Begin MATERIAL PROVIDED

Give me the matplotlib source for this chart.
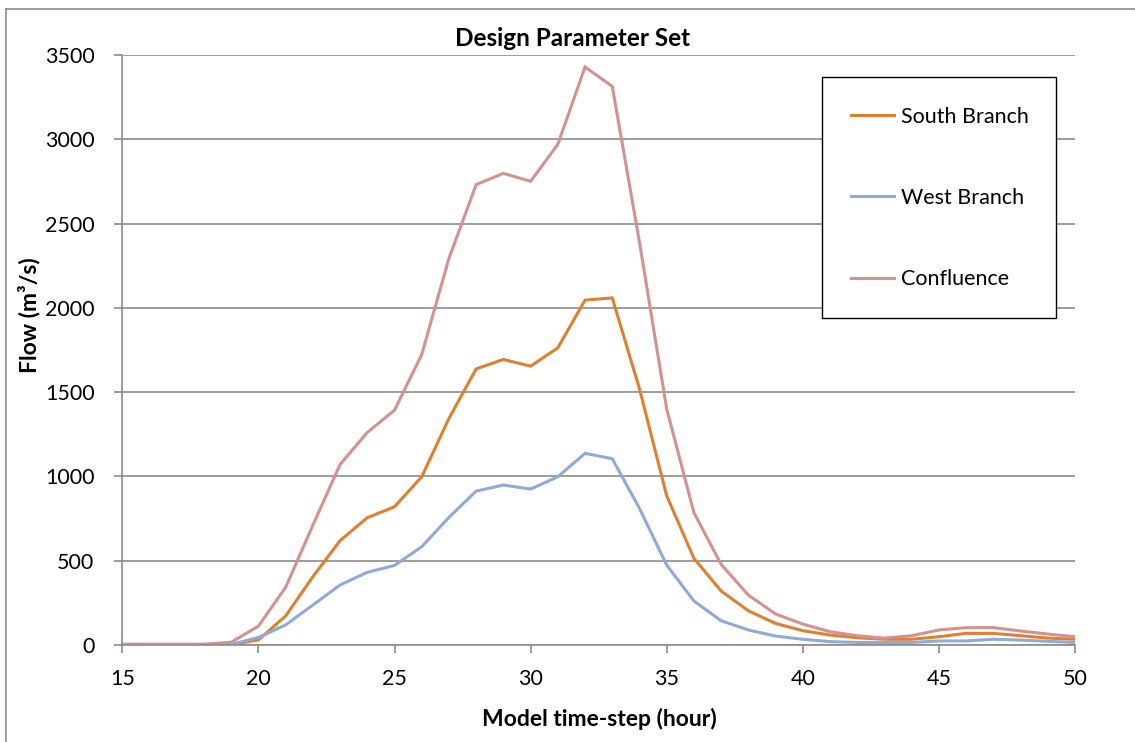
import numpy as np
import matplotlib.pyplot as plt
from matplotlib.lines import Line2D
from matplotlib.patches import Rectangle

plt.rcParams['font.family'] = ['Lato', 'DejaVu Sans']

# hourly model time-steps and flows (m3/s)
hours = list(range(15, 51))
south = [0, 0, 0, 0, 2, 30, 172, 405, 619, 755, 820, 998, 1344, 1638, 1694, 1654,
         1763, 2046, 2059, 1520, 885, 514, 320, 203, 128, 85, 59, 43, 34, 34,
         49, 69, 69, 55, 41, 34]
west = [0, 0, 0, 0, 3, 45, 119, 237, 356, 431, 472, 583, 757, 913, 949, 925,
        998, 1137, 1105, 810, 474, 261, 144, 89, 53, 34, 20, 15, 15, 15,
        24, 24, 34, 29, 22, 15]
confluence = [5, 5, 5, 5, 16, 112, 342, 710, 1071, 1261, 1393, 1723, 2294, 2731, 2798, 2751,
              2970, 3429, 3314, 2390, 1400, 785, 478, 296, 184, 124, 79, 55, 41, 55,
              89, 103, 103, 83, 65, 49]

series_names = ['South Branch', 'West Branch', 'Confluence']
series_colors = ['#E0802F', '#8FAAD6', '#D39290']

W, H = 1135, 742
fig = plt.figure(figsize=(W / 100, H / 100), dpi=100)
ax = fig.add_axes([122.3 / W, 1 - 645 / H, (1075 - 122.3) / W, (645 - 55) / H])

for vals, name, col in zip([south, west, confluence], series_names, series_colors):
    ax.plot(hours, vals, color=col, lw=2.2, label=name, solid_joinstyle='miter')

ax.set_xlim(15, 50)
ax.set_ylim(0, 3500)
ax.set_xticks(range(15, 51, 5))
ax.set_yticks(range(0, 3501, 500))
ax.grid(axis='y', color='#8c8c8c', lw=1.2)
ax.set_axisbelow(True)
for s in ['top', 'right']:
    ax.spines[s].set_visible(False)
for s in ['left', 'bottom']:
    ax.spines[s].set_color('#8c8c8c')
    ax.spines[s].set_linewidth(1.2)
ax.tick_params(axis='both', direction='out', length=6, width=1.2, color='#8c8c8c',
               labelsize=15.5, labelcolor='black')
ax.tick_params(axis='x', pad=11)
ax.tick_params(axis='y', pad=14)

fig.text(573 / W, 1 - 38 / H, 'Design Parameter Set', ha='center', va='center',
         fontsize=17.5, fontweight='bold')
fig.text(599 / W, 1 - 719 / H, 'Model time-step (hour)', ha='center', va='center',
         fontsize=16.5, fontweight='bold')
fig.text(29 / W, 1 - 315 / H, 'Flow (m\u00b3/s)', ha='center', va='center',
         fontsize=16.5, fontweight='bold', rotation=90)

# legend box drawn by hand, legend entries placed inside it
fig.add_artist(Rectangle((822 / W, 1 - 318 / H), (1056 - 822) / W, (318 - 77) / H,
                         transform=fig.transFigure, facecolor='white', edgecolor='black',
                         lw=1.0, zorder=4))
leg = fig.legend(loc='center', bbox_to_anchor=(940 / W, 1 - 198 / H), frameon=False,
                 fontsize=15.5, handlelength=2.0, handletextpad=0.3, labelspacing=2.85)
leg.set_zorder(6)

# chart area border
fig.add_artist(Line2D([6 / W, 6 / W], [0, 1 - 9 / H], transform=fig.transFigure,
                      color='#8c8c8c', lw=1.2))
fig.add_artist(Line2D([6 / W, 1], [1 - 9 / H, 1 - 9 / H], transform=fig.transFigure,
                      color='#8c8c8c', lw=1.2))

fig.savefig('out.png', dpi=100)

End MATERIAL PROVIDED
Begin MATERIAL PROVIDED

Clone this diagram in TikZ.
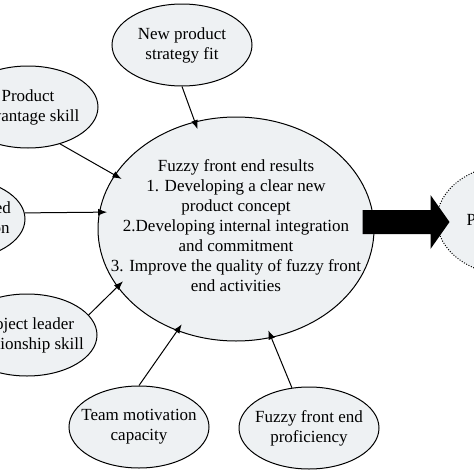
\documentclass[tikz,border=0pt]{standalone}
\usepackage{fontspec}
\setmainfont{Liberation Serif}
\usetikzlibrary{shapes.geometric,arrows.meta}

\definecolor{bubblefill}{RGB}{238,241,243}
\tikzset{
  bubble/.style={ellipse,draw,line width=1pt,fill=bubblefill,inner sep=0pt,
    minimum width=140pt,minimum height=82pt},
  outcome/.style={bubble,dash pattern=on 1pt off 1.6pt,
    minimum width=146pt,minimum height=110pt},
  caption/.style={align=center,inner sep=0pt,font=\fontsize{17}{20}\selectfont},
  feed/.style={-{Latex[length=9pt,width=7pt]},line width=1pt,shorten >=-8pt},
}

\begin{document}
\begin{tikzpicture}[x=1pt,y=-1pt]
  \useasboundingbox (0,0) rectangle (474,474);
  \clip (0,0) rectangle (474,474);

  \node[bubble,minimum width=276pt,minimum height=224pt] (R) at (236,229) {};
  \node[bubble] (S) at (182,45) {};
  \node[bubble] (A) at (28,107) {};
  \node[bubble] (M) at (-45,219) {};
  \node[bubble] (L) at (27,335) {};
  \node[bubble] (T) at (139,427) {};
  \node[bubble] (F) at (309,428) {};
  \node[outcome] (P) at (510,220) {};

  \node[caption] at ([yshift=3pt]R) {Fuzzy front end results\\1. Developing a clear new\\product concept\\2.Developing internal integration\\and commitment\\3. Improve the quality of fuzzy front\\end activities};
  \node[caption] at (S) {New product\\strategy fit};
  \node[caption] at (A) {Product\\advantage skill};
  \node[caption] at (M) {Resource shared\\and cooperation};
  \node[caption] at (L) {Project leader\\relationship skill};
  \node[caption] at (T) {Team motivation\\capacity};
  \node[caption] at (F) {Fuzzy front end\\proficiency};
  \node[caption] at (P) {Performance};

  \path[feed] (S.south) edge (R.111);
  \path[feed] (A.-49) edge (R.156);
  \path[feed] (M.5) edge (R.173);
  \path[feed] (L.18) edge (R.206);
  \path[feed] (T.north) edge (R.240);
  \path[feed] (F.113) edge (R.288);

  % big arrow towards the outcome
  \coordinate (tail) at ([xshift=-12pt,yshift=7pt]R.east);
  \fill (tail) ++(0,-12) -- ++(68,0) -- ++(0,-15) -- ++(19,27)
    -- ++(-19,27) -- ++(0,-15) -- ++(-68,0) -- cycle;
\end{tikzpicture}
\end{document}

End MATERIAL PROVIDED

TASK DETAILS:
Exactly as they stand, quote the lines beginning with the one that contains "Give me the matplotlib source for this chart." and ending with the one that contains "ax = fig.add_axes([122.3", with no pictures.

WORKED ANSWER:
Give me the matplotlib source for this chart.
import numpy as np
import matplotlib.pyplot as plt
from matplotlib.lines import Line2D
from matplotlib.patches import Rectangle

plt.rcParams['font.family'] = ['Lato', 'DejaVu Sans']

# hourly model time-steps and flows (m3/s)
hours = list(range(15, 51))
south = [0, 0, 0, 0, 2, 30, 172, 405, 619, 755, 820, 998, 1344, 1638, 1694, 1654,
         1763, 2046, 2059, 1520, 885, 514, 320, 203, 128, 85, 59, 43, 34, 34,
         49, 69, 69, 55, 41, 34]
west = [0, 0, 0, 0, 3, 45, 119, 237, 356, 431, 472, 583, 757, 913, 949, 925,
        998, 1137, 1105, 810, 474, 261, 144, 89, 53, 34, 20, 15, 15, 15,
        24, 24, 34, 29, 22, 15]
confluence = [5, 5, 5, 5, 16, 112, 342, 710, 1071, 1261, 1393, 1723, 2294, 2731, 2798, 2751,
              2970, 3429, 3314, 2390, 1400, 785, 478, 296, 184, 124, 79, 55, 41, 55,
              89, 103, 103, 83, 65, 49]

series_names = ['South Branch', 'West Branch', 'Confluence']
series_colors = ['#E0802F', '#8FAAD6', '#D39290']

W, H = 1135, 742
fig = plt.figure(figsize=(W / 100, H / 100), dpi=100)
ax = fig.add_axes([122.3 / W, 1 - 645 / H, (1075 - 122.3) / W, (645 - 55) / H])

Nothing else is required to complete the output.